Wednesday, March 23, 2011

On the fence with something wild

Dear WEb,

Last night I dreamed of Phoenix again. This time he and Beetle were in the back yard of this house together. I went outside to see them. It was dusk and we all stopped in our tracks watching a squirrel right there at the fence. Beetle and Phoenix were on alert, but not moving. Then just as the squirrel jumped through a space in the fence, Phoenix and Beetle lunged toward the fence, unable to keep still any longer. The squirrel shapeshifted into a coyote as she passed through the fence and came out the other side both as coyote and squirrel. The coyote had caught the squirrel which really now seemed like a rabbit (sorry, are you keeping up?) and killed it. We all watched, and I felt grateful for her mercy killing because the rabbit was crying loudly once caught. Then the coyote turned and placed her paws on the top of the fence. Phoenix did the same from our side. Their noses were close to one another, sniffing. I watched, so in awe of this connection and exploration. I said either aloud or in my mind to Phoenix, "Good boy. You're doing so good." A few moments he would sniff closer then do a sudden quiet growl and pull back ever so slightly. I could tell he was drawn to the wildness, curious and also still on guard. It was such a sweet moment because I felt he was still alive and we were having this experience together here at this new home. All seemed magically possible and wonderful.

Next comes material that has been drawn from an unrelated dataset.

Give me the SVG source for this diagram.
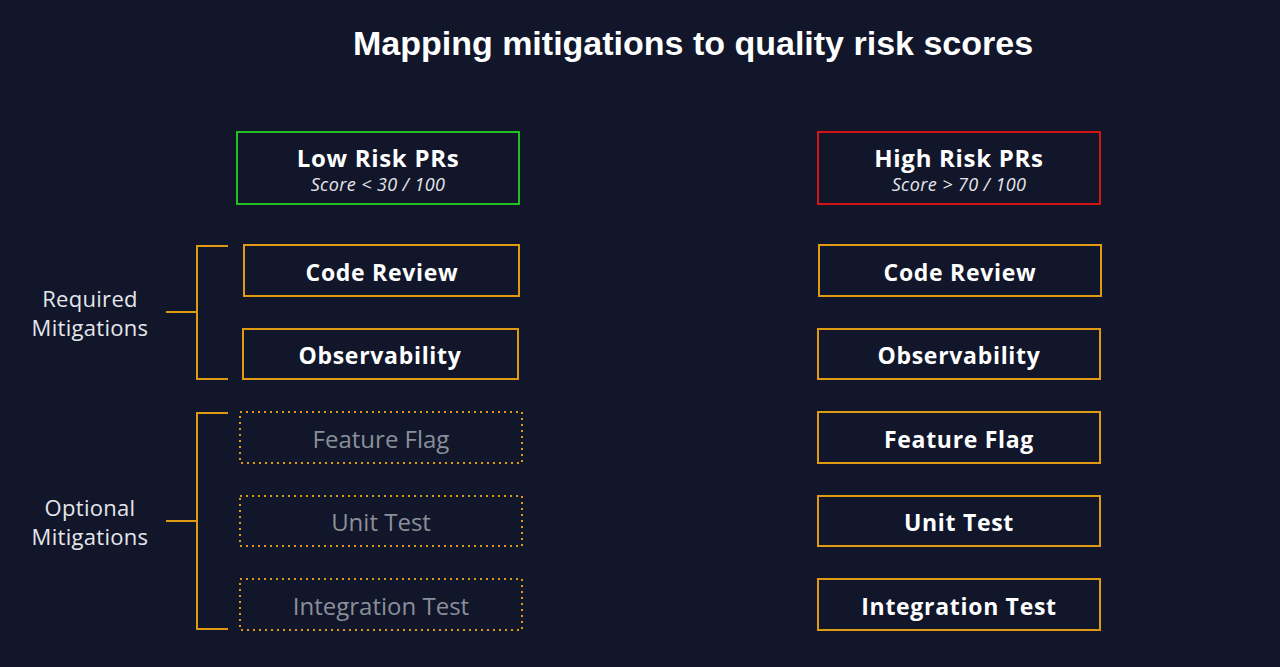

While I didn't wake up sad, later on the way to my dentist appointment, missing came again. And while the dentist was drilling my filling out, I took refuge in that moment with Phoenix at the fence, calling him forth from that dream to me there in the chair, saying, "You're doing so good." I don't understand why this makes me weep then or now. It does. The dream captures moments like Phoenix and I would have together when he was alive. I miss him. Will always miss him. I am grateful for the dream. It reminds me of the texture of the fabric we wove together. I pull it to my cheek and cry...and hear myself, maybe him, tell me: "You're doing so good. It so hard to be there on the fence with something so wild. Go ahead and growl. Then sniff. You're doing so good. I love you."